Jeb Bush greets German Chancellor Angela Merkel at the CDU Economics Conference of the Economic Council on June 09, 2015 in Berlin, Germany.National Journal

Sabers—curved, single-edged swords—haven't been used in warfare for more than 100 years. Today, sabers are more likely to be deployed as a metaphorical weapon in political journalism, when reporters describe foreign policy speeches as "saber-rattling."

And that's how news outlets have been previewing Florida Gov. Jeb Bush's tour through Europe, which kicked off with a speech in Berlin on Tuesday. In his address to Wirtschaftsrat, a conference held by Germany's Economic Council of the Christian Democratic Party, Bush talked about his vision for the global economy and slotted in some jabs at the Kremlin.

"Ukraine, a sovereign European nation, must be permitted to choose its own path," Bush said. "Who can doubt that Russia will do what it pleases if its aggression goes unanswered?"

Bush added that the North Atlantic Treaty Organization should be the group to answer Russia's aggression. Then he offered his frame for the future of Western relations with Russia.

"There should be a clear understanding of, first of all, our support for the Russian people," Bush said. "Ultimately, Russia needs to be a European nation. Everything we do should be to isolate its corrupt leadership."

Expecting Russia to become a "European nation" is a much more ambitious goal than attempting to press the "reset button" on U.S. relations with the country, which Bush said "didn't turn out so hot." Geography is one reason for that: Siberia—which makes up 77 percent of Russia's territory—is considered a part of Asia, 73 percent of Russia's population falls on the European side of the country.

Another, more politically important reason: For the most part, Russian President Vladimir Putin has appeared content to keep Russia separate from the West. Last year, after Russia seized the Ukrainian peninsula of Crimea, Putin accused the United States and Europe of trying to declaw the metaphorical Russian bear.

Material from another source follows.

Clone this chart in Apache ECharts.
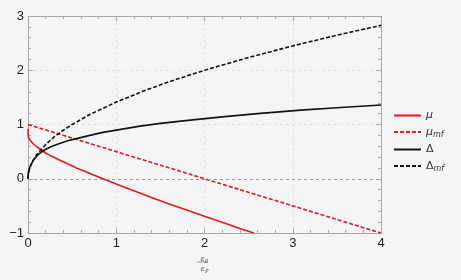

"Sometimes I think maybe it would be better for our bear to sit quietly, rather than chasing around the forest after piglets. To sit eating berries and honey instead. Maybe they will leave it in peace," Putin said at the time.

Bush's speech in Berlin was not the most hawkish toward Russia—he came nowhere near comparing Putin to Adolf Hitler, as Hillary Clinton did in 2014­—but it acted as an early draft of how Bush plans to paint Clinton's foreign policy experience on an international stage.

While real diplomacy may not change much, it has become a more useful token for Republicans to use when arguing that Clinton failed as secretary of State. In its playbook against Clinton's presidential campaign, the conservative super PAC America Rising marked the "reset button" as one of its key arguments against Clinton's foreign policy.

The biggest applause line Bush delivered came when he cited his father, President George H.W. Bush, for working to reunite East and West Germany during his presidency.

"Because of that, Germany is whole and Germany is free," the younger Bush said.

Starting June 15, Bush will have to prove his own ability to unify an increasingly polarized country—his own.